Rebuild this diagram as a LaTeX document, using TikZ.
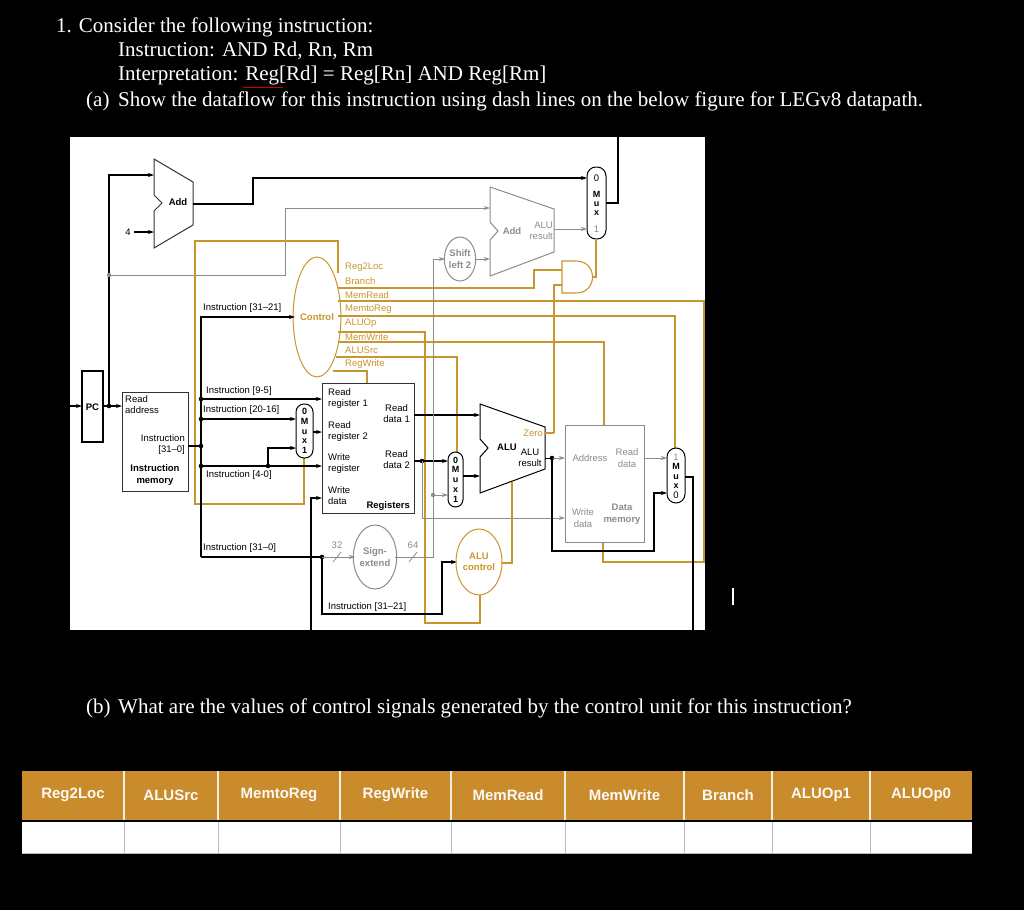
\documentclass[tikz,border=0pt]{standalone}
\usepackage{fontspec}
\setmainfont{Liberation Serif}
\newfontfamily\dsans{Liberation Sans}
\usetikzlibrary{arrows.meta,shapes.geometric}
\definecolor{og}{HTML}{C8962E}
\definecolor{gr}{HTML}{8C8C8C}
\definecolor{thc}{HTML}{C98B2B}
\begin{document}
\begin{tikzpicture}[x=1pt,y=-1pt,
  w/.style={black,line width=1.1pt},
  o/.style={og,line width=1.1pt},
  ot/.style={og,line width=2.4pt},
  g/.style={gr,line width=1.0pt},
  ar/.style={-{Stealth[length=6pt,width=4pt]}},
  lbl/.style={font=\dsans\fontsize{9.5}{11.5}\selectfont,inner sep=0pt},
  blbl/.style={font=\dsans\bfseries\fontsize{9.5}{11.5}\selectfont,inner sep=0pt},
  olbl/.style={lbl,text=og,anchor=west},
  hdr/.style={font=\fontsize{21}{24}\selectfont,text=white,anchor=base west,inner sep=0pt},
  thtxt/.style={font=\dsans\bfseries\fontsize{15}{18}\selectfont,text=white!95!thc,inner sep=0pt}]
\useasboundingbox (0,0) rectangle (1024,910);
\fill[black] (0,0) rectangle (1024,910);
% header text
\node[hdr] (h1) at (56,32) {1. Consider the following instruction:};
\node[hdr] (h2) at (118,56) {Instruction: AND Rd, Rn, Rm};
\node[hdr] (h3) at (118,80) {Interpretation: Reg[Rd] = Reg[Rn] AND Reg[Rm]};
\draw[red!80!black,line width=1pt] (243,87) -- (283,87);
\node[hdr] (h4a) at (86,106) {(a)};
\node[hdr] (h4) at (118,106) {Show the dataflow for this instruction using dash lines on the below figure for LEGv8 datapath.};
\node[hdr] (h5a) at (86,713) {(b)};
\node[hdr] (h5) at (118,713) {What are the values of control signals generated by the control unit for this instruction?};
% panel
\fill[white] (70,137) rectangle (705,630);
% ---------- PC and adder
\draw[w] (82,371) rectangle (103,442);
\node[blbl] (pc) at (92.5,407) {PC};
\coordinate (pcin) at (70,406);
\draw[w,ar] (pcin) -- (82,406);
\coordinate (pcd) at (109,406);
\draw[w,ar] (103,406) -- (122,406);
\fill (pcd) circle (2.3pt);
\draw[w,ar] (pcd) -- (109,175) -- (154,175);
\fill[gr] (109,275) circle (2.2pt);
\draw[g,ar] (109,275) -- (285,275) -- (285,208) -- (490,208);
\draw[line width=1pt,black!80] (154,159) -- (193,182) -- (193,225) -- (154,248) -- (154,211) -- (162,203) -- (154,195) -- cycle;
\node[blbl] (add) at (178,202) {Add};
\node[lbl] (four) at (128,232) {4};
\draw[w,ar] (134,232) -- (154,232);
\draw[w,ar] (193,204) -- (253,204) -- (253,178) -- (587,178);
% PC mux
\draw[line width=1pt,rounded corners=9pt] (587,167) rectangle (606,239);
\node[lbl] at (596.5,178) {0};
\node[blbl,align=center,font=\dsans\bfseries\fontsize{9}{9}\selectfont] (pcmux) at (596.5,203) {M\\u\\x};
\node[lbl,text=gr] at (596.5,229) {1};
\draw[w] (606,203) -- (618,203) -- (618,137);
% branch adder
\draw[gr,line width=1pt] (490,187) -- (554,209) -- (554,252) -- (490,276) -- (490,240) -- (498,231) -- (490,222) -- cycle;
\node[blbl,text=gr] (add2) at (512,231) {Add};
\node[lbl,text=gr,align=right,anchor=east] at (553,231) {ALU\\result};
\draw[g,ar] (554,229) -- (587,229);
\node[draw=gr,line width=1pt,ellipse,minimum width=30pt,minimum height=44pt,inner sep=0pt,blbl,text=gr,align=center] (sl2) at (460,259) {Shift\\left 2};
\draw[g,ar] (475,259) -- (490,259);
% AND gate
\draw[o] (562,261) -- (576,261) .. controls (598,261) and (598,293) .. (576,293) -- (562,293) -- cycle;
\draw[o] (592,277) -- (596,277) -- (596,239);
% Control
\node[draw=og,line width=1pt,ellipse,minimum width=46pt,minimum height=120pt,inner sep=0pt,blbl,text=og] (ctl) at (317,317) {Control};
\node[olbl] at (345,267) {Reg2Loc};
\node[olbl] at (345,281) {Branch};
\node[olbl] at (345,295) {MemRead};
\node[olbl] at (345,309) {MemtoReg};
\node[olbl] at (345,323) {ALUOp};
\node[olbl] at (345,337) {MemWrite};
\node[olbl] at (345,350) {ALUSrc};
\node[olbl] at (345,364) {RegWrite};
% control lines
\draw[o] (338,273) -- (338,241) -- (195,241) -- (195,504) -- (304,504) -- (304,458);
\draw[o] (338,288) -- (534,288) -- (534,270) -- (562,270);
\draw[o] (338,301) -- (704,301) -- (704,562) -- (603,562) -- (603,542);
\draw[o] (338,316) -- (675,316) -- (675,448);
\draw[ot] (338,332) -- (425,332) -- (425,623) -- (480,623) -- (480,595);
\draw[o] (338,342) -- (604,342) -- (604,425);
\draw[o] (336,357) -- (457,357) -- (457,452);
\draw[o] (333,371) -- (367,371) -- (367,383);
\draw[o] (554,433) -- (554,285) -- (562,285);
% instruction memory
\draw[line width=1pt,black!80] (122,392) rectangle (188,491);
\node[lbl,anchor=north west,align=left] (ima) at (125,395) {Read\\address};
\node[lbl,anchor=north east,align=right] (imi) at (185,434) {Instruction\\{}[31–0]};
\node[blbl,align=center] (imm) at (155,475) {Instruction\\memory};
\draw[w] (188,446) -- (201,446);
\fill (201,446) circle (2.3pt);
\draw[w,ar] (201,557) -- (201,317) -- (295,317);
\node[lbl,anchor=south west] at (203,313) {Instruction [31–21]};
\fill (201,399) circle (2.3pt);
\fill (201,419) circle (2.3pt);
\fill (201,466) circle (2.3pt);
\draw[w,ar] (201,399) -- (322,399);
\node[lbl,anchor=south west] at (206,396) {Instruction [9-5]};
\draw[w,ar] (201,419) -- (296,419);
\node[lbl,anchor=south west] at (203,415) {Instruction [20-16]};
\draw[w,ar] (201,466) -- (322,466);
\node[lbl,anchor=north west] at (206,470) {Instruction [4-0]};
\fill (268,466) circle (2.3pt);
\draw[w,ar] (268,466) -- (268,448) -- (296,448);
\draw[w] (201,557) -- (322,557);
\node[lbl,anchor=south west] at (203,553) {Instruction [31–0]};
\fill (322,557) circle (2.3pt);
\draw[w,ar] (322,557) -- (322,614) -- (442,614) -- (442,562) -- (457,562);
\node[lbl,anchor=south west] at (328,612) {Instruction [31–21]};
% register mux
\draw[line width=1pt,rounded corners=8pt] (296,404) rectangle (313,458);
\node[blbl,align=center,font=\dsans\bfseries\fontsize{9}{9.6}\selectfont] at (304.5,431) {0\\M\\u\\x\\1};
\draw[w,ar] (313,432) -- (322,432);
% registers
\draw[line width=1pt,black!80] (322,383) rectangle (414,513);
\node[lbl,anchor=north west,align=left] at (328,388) {Read\\register 1};
\node[lbl,anchor=north east,align=center] at (410,404) {Read\\data 1};
\node[lbl,anchor=north west,align=left] at (328,421) {Read\\register 2};
\node[lbl,anchor=north west,align=left] at (328,453) {Write\\register};
\node[lbl,anchor=north east,align=center] at (410,450) {Read\\data 2};
\node[lbl,anchor=north west,align=left] at (328,486) {Write\\data};
\node[blbl,anchor=base east] at (410,508) {Registers};
\draw[w,ar] (311,630) -- (311,498) -- (322,498);
\draw[w,ar] (414,415) -- (480,415);
\draw[w,ar] (414,461) -- (448,461);
\fill (422,461) circle (2.3pt);
\draw[g,ar] (422,461) -- (422,518) -- (565,518);
% sign extend
\draw[g,ar] (322,557) -- (355,557);
\node[draw=gr,line width=1pt,ellipse,minimum width=40pt,minimum height=64pt,inner sep=0pt,blbl,text=gr,align=center] (se) at (375,557) {Sign-\\extend};
\draw[g] (395,557) -- (433,557) -- (433,259);
\draw[g,ar] (433,259) -- (445,259);
\draw[gr,line width=0.8pt] (333,562) -- (341,552);
\draw[gr,line width=0.8pt] (409,562) -- (417,552);
\node[lbl,text=gr] at (337,545) {32};
\node[lbl,text=gr] at (413,545) {64};
\fill[gr] (433,495) circle (2.2pt);
\draw[g,ar] (433,495) -- (448,495);
% ALU mux
\draw[line width=1pt,rounded corners=7.5pt] (448,452) rectangle (463,507);
\node[blbl,align=center,font=\dsans\bfseries\fontsize{9}{9.8}\selectfont] at (455.5,479.5) {0\\M\\u\\x\\1};
\draw[w,ar] (463,476) -- (480,476);
% ALU
\draw[line width=1pt] (480,404) -- (545,427) -- (545,469) -- (480,493) -- (480,457) -- (488,448) -- (480,439) -- cycle;
\node[blbl] (alu) at (507,447) {ALU};
\node[lbl,align=center] at (530,458) {ALU\\result};
\node[lbl,text=og,anchor=east] at (543,433) {Zero};
\draw[o] (545,433) -- (554,433);
% ALU control
\node[draw=og,line width=1pt,ellipse,minimum width=46pt,minimum height=66pt,inner sep=0pt,blbl,text=og,align=center] (aluc) at (479,562) {ALU\\control};
\draw[ot] (502,563) -- (512,563) -- (512,482);
% data memory
\draw[gr,line width=1pt] (565,425) rectangle (644,542);
\node[lbl,text=gr] at (590,458) {Address};
\node[lbl,text=gr,align=center] at (627,458) {Read\\data};
\node[lbl,text=gr,align=center] at (583,518) {Write\\data};
\node[blbl,text=gr,align=center] at (622,514) {Data\\memory};
\draw[line width=1pt] (545,458) -- (552,458);
\fill (552,458) circle (2.3pt);
\draw[g,ar] (552,458) -- (565,458);
\draw[w,ar] (552,458) -- (552,551) -- (654,551) -- (654,493) -- (667,493);
\draw[g,ar] (644,458) -- (667,458);
% right mux
\draw[line width=1pt,rounded corners=9pt] (667,448) rectangle (685,503);
\node[lbl,text=gr] at (676,457) {1};
\node[blbl,align=center,font=\dsans\bfseries\fontsize{9}{9.8}\selectfont] at (676,476) {M\\u\\x};
\node[lbl] at (676,495) {0};
\draw[w] (685,477) -- (693,477) -- (693,630);
\draw[white,line width=1.2pt] (733,588) -- (733,605);
% table
\fill[thc] (22,771) rectangle (972,820);
\fill[white] (22,822) rectangle (972,853);
\draw[gr!60,line width=0.8pt] (22,853) -- (972,853);
\foreach \xx in {124,218,340,451,565,684,772,870} {
  \draw[white!85!thc,line width=1.2pt] (\xx,771) -- (\xx,820);
  \draw[gr!60,line width=0.8pt] (\xx,822) -- (\xx,853);
}
\node[thtxt] at (73,795) {Reg2Loc};
\node[thtxt] at (171,795) {ALUSrc};
\node[thtxt] at (279,795) {MemtoReg};
\node[thtxt] at (395.5,795) {RegWrite};
\node[thtxt] at (508,795) {MemRead};
\node[thtxt] at (624.5,795) {MemWrite};
\node[thtxt] at (728,795) {Branch};
\node[thtxt] at (821,795) {ALUOp1};
\node[thtxt] at (921,795) {ALUOp0};
\end{tikzpicture}
\end{document}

PROBLEM TO WORK ON >> What is the number of lines above that hold the string "this"? Answer with that number alone.

THE ANSWER >> 3